# YOUR OBJECTIVE:
Print exactly the lines running from the one that holds "Reproduce this diagram with TikZ." through the one that holds "(0,0) rectangle (1132,443);", please, and leave the pictures out.

# MATERIAL FOR THE TASK:
────────
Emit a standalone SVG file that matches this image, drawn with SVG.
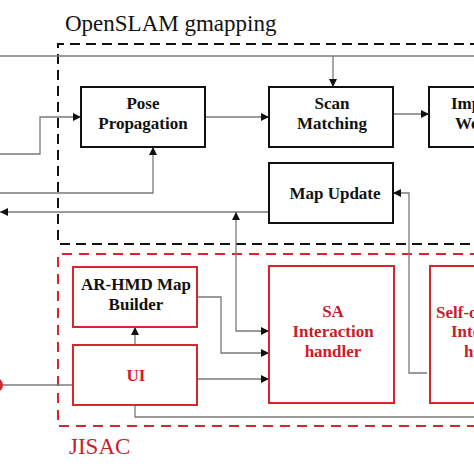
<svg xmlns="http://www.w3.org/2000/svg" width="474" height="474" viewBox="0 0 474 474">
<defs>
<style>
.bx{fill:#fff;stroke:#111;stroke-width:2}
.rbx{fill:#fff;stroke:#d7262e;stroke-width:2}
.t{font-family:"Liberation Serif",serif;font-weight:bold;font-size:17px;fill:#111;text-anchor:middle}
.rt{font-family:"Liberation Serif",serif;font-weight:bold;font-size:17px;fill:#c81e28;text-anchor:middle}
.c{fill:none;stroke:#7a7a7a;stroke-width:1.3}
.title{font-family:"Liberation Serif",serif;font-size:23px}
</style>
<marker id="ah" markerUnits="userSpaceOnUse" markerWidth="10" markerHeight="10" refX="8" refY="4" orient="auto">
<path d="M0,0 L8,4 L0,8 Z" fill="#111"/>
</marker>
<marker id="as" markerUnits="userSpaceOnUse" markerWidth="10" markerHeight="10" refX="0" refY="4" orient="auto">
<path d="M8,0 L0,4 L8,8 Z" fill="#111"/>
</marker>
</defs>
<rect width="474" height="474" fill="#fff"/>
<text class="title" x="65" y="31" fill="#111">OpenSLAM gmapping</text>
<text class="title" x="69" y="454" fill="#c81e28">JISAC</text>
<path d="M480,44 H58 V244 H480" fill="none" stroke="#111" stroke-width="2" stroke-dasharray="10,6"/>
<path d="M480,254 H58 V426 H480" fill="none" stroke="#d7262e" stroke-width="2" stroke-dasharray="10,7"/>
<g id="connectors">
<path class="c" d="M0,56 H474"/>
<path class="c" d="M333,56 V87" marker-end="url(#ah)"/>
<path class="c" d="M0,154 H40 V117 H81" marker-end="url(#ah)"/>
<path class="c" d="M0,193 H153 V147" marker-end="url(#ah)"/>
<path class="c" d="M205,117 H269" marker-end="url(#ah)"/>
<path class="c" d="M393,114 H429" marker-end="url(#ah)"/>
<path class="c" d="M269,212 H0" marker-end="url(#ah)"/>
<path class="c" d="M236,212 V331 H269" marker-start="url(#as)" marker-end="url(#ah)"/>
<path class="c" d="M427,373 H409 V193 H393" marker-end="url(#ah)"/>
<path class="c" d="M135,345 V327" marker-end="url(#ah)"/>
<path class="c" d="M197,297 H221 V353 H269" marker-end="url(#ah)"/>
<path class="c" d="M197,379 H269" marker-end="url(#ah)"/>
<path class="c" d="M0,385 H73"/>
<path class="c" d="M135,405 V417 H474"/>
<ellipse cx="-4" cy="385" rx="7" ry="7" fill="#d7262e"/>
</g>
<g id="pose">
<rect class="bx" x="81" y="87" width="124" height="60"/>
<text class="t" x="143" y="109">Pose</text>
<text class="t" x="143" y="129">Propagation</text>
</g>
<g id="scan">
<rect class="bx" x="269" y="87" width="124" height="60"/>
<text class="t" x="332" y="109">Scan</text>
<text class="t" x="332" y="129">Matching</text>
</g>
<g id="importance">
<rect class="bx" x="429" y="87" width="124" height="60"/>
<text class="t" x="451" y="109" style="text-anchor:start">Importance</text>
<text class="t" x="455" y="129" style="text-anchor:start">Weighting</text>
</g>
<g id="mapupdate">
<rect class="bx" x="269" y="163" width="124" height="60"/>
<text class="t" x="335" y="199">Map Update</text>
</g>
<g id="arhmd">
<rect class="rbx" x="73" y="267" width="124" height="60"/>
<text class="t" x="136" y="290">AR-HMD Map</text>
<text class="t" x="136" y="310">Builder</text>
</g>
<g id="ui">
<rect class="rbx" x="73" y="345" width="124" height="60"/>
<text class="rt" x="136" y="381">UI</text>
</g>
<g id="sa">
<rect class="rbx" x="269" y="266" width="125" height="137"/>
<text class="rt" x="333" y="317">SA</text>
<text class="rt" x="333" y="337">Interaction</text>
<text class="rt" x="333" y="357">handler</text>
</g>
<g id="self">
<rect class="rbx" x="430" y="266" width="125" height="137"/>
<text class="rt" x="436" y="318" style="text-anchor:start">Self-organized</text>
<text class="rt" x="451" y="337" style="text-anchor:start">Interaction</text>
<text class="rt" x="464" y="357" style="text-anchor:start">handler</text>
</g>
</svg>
────────
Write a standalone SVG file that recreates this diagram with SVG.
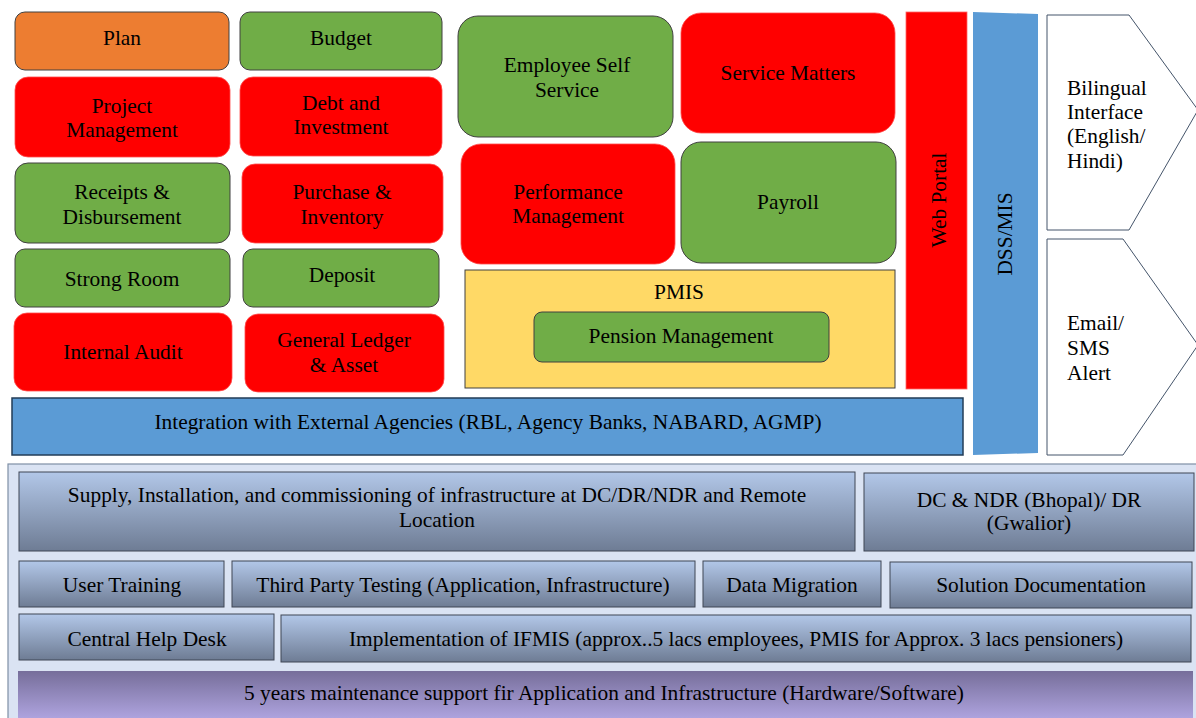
────────
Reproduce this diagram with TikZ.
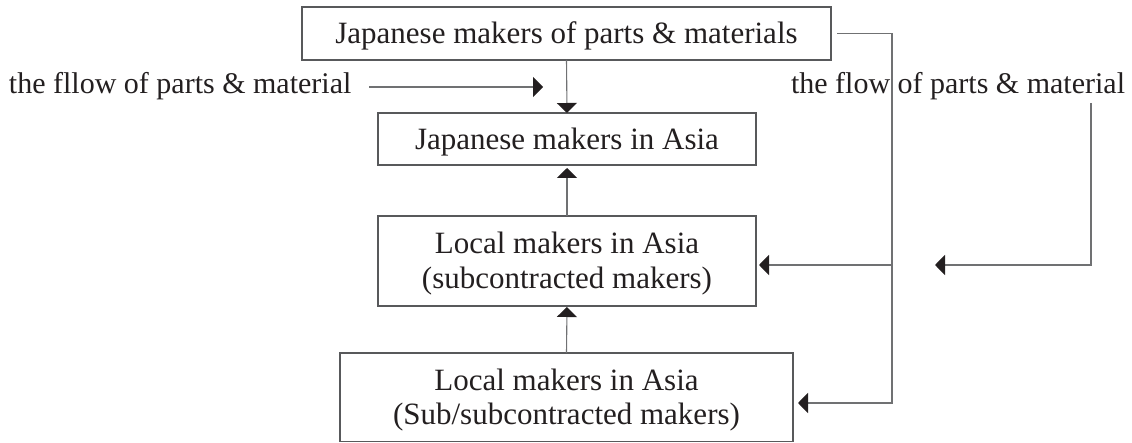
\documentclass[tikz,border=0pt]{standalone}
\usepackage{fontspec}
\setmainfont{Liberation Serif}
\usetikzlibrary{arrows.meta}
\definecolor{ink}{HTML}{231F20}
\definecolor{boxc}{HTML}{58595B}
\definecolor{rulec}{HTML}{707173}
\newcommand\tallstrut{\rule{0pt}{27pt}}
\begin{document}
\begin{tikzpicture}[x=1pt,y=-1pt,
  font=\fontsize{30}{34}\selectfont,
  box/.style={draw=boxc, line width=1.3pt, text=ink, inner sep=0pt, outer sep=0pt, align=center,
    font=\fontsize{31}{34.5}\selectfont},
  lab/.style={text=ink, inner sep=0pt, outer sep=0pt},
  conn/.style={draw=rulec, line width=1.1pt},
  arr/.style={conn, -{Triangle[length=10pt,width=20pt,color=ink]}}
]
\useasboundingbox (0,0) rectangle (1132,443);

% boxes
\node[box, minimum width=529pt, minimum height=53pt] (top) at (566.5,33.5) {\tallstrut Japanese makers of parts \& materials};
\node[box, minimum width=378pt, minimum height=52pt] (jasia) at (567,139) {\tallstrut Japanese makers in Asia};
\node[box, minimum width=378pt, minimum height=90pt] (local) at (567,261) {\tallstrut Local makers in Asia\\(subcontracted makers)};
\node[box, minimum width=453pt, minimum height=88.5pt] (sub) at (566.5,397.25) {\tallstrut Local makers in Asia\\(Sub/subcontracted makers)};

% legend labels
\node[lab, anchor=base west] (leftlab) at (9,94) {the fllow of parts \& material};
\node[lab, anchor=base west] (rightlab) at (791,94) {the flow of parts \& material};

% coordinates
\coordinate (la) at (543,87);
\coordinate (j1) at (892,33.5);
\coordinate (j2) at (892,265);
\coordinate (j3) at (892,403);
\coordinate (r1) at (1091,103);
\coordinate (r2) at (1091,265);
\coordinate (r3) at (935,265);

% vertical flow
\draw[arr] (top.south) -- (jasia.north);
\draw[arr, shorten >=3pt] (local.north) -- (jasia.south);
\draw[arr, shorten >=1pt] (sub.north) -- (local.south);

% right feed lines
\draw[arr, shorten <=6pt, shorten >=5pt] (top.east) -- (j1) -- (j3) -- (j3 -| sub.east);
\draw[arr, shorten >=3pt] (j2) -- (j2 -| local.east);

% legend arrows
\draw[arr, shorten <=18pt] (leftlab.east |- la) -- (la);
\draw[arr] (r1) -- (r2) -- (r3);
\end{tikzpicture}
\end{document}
────────
# EXERCISE ANSWER:
Reproduce this diagram with TikZ.
\documentclass[tikz,border=0pt]{standalone}
\usepackage{fontspec}
\setmainfont{Liberation Serif}
\usetikzlibrary{arrows.meta}
\definecolor{ink}{HTML}{231F20}
\definecolor{boxc}{HTML}{58595B}
\definecolor{rulec}{HTML}{707173}
\newcommand\tallstrut{\rule{0pt}{27pt}}
\begin{document}
\begin{tikzpicture}[x=1pt,y=-1pt,
  font=\fontsize{30}{34}\selectfont,
  box/.style={draw=boxc, line width=1.3pt, text=ink, inner sep=0pt, outer sep=0pt, align=center,
    font=\fontsize{31}{34.5}\selectfont},
  lab/.style={text=ink, inner sep=0pt, outer sep=0pt},
  conn/.style={draw=rulec, line width=1.1pt},
  arr/.style={conn, -{Triangle[length=10pt,width=20pt,color=ink]}}
]
\useasboundingbox (0,0) rectangle (1132,443);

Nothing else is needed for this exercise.